Secrets to a Memorable First Kiss
After decades of observing human connection (and a few of my own trial-and-error moments), I’ve learned a few things that separate a good kiss from an unforgettable one. These are the little details that make a huge difference.
- It’s All in the Eyes: Before you lean in, really look at them. Let your eyes show your affection. When you create that eye contact and then briefly glance at their lips, you are communicating your intent clearly and respectfully without saying a word. It builds anticipation in the best way possible.
- My Big Mistake: Ignoring a “No.” Early on, I once misinterpreted someone’s friendly nature for romantic interest. When I leaned in, she gently turned her cheek. My ego was bruised, and I got awkward. The lesson? A “no,” verbal or non-verbal, is not a personal attack. The classiest, most respectful thing you can do is smile, pull back, and say, “My mistake, I misread that. Friends?” It salvages the situation and shows immense maturity.
- Let Your Hands Be a Guide: Don’t just let your arms hang there. Use your hands to enhance the intimacy. Gently cupping their face, running a hand through their hair, or placing a hand on the small of their back makes the kiss feel like a full-body expression of affection, not just a meeting of lips.

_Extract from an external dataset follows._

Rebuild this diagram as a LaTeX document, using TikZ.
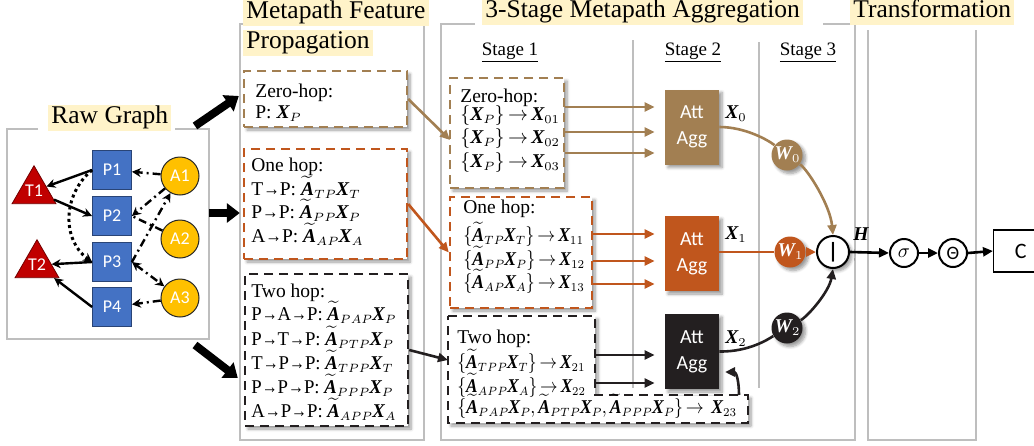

- Consent is an Ongoing Conversation: Remember that a “yes” for one kiss isn’t a “yes” for all future kisses. Always be tuned in to their body language and reactions. A great kiss is a dance where both partners are enthusiastic participants. When in doubt, you can always ask softly, “Can I kiss you?” It can be incredibly romantic.
Kissing Etiquette: A Quick Guide
To keep things simple, here’s a quick reference table of the absolute Do’s and Don’ts. Think of this as your cheat sheet for success.
| Do’s | Don’ts |
|---|---|
| Wait for a private moment. | Try it in front of their friends or family. |
| Ensure your breath is fresh. | Go for it after eating garlic bread. |
| Start slow and gentle. | Lead with too much tongue or aggression. |
| Use the 90/10 Rule to ensure consent. | Lunge unexpectedly. |
| Smile and make eye contact afterward. | Pull away abruptly without a word. |
Frequently Asked Questions
How do I know for sure if they want to be kissed?
You can never be 100% sure, but strong indicators include sustained eye contact (especially looking at your lips), leaning into your space, and positive responses to light touch. The 90/10 rule is your best tool for confirming consent in the moment.
What if I get rejected?
Handle it with grace. Do not get angry or awkward. Simply pull back, smile, and say something light like, “Okay, no problem. I might have misread that.” Acknowledging it calmly shows maturity and respect, and it doesn’t have to ruin the rest of the interaction.
What if I’m too nervous to make a move?
That’s completely normal. Focus on creating a great connection and looking for the signals. When the moment feels right, take a deep breath. Remember, being a little nervous is endearing. The alternative—asking “Is it okay if I kiss you?”—can also be very sweet and takes all the guesswork out of it.
Should the first kiss be long or short?
It’s best to start short and sweet. A gentle, brief first kiss leaves them wanting more and doesn’t feel overly aggressive or presumptuous. You can always go in for a second, slightly longer kiss if the first one is received well. It’s a conversation, not a monologue.